Los hijos de Melchor
La Habana/ Cinco de enero de 1957. Bajo el enorme tamarindo del patio de mi casa camagüeyana, mi primo Alcibíades se me quedó mirando lleno de incredulidad cuando leí la carta que pretendía dejarle a los Reyes Magos. Los dos teníamos 10 años, pero él ya conocía todo sobre la vida: de dónde venían los niños, cómo se encendía un cigarro y las diferencias básicas entre un Ford y un Chevrolet.
Con su insolencia habitual me dijo: “¿Serás bobo? ¿Tú no sabes que tu padre es el que te va a poner esta noche los juguetes junto a la cama?”
“Sí, claro”, le dije confundido, y guardé la carta en el bolsillo de mi camisa.
Yo miraba a mi padre y lo volvía a mirar; no lo podía creer. Tendría que ser Melchor, aunque le faltara la barba. ¡Yo era el hijo de uno de los tres Reyes Magos! No cabía otra explicación.
Años después supe todos los detalles. Ni siquiera sus nombres estaban en la Biblia, donde San Mateo cuenta que eran astrólogos persiguiendo una estrella y que cándidamente advirtieron de la llegada del Mesías al Rey Herodes, quien para impedirlo, desató la matanza de los inocentes.
Aún hoy choco con la misma ingenuidad de mi primera infancia. La diferencia es que ahora soy el descreído Alcibíades, develando a los crédulos que lo ocurrido en Cuba en el último medio siglo ni siquiera se fundamenta en un mito, sino en un timo.

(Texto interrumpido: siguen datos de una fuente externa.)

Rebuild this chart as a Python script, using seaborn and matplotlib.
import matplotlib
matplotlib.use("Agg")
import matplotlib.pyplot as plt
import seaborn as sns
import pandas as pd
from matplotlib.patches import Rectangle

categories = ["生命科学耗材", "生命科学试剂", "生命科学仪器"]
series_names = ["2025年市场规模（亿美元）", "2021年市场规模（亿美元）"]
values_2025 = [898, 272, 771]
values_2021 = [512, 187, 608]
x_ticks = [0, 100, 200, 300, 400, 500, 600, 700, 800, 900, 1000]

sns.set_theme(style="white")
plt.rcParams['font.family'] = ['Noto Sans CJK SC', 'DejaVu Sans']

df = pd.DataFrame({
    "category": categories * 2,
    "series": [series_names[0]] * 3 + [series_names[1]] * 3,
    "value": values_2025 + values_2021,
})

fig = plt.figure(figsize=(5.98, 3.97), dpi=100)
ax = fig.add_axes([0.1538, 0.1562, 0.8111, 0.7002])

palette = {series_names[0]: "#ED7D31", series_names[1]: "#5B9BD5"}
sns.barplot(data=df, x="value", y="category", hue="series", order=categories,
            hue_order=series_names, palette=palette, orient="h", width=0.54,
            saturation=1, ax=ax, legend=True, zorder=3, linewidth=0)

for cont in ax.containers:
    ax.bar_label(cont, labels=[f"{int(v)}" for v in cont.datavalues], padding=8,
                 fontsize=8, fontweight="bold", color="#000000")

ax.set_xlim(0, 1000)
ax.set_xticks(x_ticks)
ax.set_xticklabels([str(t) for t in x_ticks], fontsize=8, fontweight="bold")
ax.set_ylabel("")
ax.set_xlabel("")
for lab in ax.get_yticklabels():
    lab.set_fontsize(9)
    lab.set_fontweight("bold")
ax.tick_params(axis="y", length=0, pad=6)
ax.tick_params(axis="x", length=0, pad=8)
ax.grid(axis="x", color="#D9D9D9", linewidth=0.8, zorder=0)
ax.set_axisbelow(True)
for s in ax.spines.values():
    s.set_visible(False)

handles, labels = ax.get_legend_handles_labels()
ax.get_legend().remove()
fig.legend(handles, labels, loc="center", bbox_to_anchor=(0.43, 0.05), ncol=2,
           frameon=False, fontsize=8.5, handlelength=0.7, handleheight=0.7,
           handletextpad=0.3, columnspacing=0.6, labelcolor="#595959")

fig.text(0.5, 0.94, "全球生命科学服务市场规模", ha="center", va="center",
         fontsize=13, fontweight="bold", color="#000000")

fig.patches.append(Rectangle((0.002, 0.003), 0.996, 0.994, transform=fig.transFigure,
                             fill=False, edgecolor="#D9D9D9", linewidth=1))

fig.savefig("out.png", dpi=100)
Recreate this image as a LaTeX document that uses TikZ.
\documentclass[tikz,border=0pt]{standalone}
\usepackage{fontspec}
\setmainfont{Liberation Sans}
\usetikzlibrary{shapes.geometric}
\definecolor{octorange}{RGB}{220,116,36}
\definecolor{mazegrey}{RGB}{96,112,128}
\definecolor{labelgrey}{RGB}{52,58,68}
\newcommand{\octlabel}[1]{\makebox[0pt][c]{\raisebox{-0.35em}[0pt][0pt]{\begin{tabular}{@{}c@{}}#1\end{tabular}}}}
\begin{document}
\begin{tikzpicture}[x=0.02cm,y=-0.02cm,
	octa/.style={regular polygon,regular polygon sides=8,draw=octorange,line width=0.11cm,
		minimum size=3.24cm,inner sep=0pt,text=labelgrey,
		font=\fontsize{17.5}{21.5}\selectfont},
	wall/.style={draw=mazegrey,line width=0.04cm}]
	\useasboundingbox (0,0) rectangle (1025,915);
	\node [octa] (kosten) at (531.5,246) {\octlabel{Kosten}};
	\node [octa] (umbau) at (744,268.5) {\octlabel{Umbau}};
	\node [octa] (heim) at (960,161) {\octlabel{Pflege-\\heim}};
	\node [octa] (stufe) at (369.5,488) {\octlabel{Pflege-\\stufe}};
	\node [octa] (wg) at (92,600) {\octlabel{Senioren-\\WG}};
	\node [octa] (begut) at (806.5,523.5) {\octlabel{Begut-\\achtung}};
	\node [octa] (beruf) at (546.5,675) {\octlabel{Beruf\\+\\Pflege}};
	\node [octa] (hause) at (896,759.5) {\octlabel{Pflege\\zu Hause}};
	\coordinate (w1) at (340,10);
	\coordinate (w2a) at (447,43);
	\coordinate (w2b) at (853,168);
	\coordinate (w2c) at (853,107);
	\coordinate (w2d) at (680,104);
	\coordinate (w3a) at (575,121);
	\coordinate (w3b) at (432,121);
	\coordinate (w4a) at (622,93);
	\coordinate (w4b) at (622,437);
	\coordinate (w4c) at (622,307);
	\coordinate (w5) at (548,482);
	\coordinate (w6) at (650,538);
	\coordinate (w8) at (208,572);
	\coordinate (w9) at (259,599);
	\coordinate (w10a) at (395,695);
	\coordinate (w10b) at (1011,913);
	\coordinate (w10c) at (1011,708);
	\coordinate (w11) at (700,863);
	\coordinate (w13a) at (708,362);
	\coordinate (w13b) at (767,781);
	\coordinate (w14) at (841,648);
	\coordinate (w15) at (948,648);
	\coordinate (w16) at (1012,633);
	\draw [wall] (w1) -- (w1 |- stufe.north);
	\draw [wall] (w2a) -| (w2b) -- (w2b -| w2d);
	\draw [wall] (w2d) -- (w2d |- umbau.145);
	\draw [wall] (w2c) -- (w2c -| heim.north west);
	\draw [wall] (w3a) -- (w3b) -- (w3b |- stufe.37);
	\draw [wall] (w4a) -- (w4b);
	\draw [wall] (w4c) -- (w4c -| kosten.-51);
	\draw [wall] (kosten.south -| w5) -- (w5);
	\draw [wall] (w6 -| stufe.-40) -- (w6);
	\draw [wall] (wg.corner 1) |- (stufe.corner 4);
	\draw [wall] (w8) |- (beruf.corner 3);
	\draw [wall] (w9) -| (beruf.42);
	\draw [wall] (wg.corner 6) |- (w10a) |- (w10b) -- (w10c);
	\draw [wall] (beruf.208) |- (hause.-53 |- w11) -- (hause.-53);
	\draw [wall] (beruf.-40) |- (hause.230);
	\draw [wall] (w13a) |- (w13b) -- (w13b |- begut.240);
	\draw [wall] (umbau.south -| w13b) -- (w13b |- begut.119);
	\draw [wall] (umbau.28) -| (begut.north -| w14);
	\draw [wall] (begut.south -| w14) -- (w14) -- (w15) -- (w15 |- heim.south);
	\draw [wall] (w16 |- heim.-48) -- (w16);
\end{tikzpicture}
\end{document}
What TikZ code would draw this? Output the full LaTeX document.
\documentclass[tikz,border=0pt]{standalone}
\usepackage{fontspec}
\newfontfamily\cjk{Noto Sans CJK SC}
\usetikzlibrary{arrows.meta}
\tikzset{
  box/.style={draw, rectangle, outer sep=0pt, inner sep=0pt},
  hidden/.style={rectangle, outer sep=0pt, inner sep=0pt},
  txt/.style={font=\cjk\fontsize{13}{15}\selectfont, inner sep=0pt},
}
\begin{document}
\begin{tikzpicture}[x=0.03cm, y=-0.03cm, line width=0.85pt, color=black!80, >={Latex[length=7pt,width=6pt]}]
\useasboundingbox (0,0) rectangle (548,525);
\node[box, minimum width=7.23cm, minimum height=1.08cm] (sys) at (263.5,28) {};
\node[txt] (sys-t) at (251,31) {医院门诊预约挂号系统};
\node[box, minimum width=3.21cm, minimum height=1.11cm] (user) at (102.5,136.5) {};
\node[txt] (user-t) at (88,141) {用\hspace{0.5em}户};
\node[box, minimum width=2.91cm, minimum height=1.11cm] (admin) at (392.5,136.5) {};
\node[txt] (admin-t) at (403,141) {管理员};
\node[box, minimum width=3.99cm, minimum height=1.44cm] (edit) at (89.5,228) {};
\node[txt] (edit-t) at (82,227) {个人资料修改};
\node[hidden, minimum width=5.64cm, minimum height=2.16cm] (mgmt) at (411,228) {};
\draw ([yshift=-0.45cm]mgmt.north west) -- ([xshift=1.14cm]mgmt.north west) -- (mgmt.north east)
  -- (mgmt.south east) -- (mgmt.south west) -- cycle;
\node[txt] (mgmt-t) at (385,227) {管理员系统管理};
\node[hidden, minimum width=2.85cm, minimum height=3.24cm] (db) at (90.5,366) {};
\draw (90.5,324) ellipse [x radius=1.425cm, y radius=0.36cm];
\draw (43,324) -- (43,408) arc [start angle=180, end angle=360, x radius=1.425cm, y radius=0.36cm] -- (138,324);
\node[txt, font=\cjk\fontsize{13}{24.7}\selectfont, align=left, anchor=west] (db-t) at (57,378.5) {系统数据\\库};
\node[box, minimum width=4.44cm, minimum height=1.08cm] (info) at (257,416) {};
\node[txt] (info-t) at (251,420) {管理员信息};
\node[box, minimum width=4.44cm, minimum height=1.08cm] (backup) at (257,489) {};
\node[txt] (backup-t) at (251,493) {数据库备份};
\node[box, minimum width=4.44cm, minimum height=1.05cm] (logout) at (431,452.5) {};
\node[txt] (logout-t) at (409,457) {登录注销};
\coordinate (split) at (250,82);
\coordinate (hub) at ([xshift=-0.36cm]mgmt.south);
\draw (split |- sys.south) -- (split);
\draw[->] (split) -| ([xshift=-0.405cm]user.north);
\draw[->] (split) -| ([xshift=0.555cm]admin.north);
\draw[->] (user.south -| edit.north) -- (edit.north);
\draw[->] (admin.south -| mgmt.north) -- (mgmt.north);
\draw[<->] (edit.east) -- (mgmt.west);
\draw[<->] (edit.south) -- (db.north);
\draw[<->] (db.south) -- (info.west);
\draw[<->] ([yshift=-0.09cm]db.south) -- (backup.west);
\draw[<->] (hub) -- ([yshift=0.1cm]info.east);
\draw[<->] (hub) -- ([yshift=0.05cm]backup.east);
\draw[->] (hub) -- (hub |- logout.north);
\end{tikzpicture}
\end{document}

Pero siempre habrá otro hijo de Melchor creyendo que “esto” es la justicia y cuando le revelen que el sistema imperante en Cuba ni siquiera coincide con el socialismo descrito por los clásicos, concluirá que la que debe estar mal es la descripción porque el país anda por el camino correcto.
Ajenas a la Isla, las estrellas siguen su rumbo imperturbable.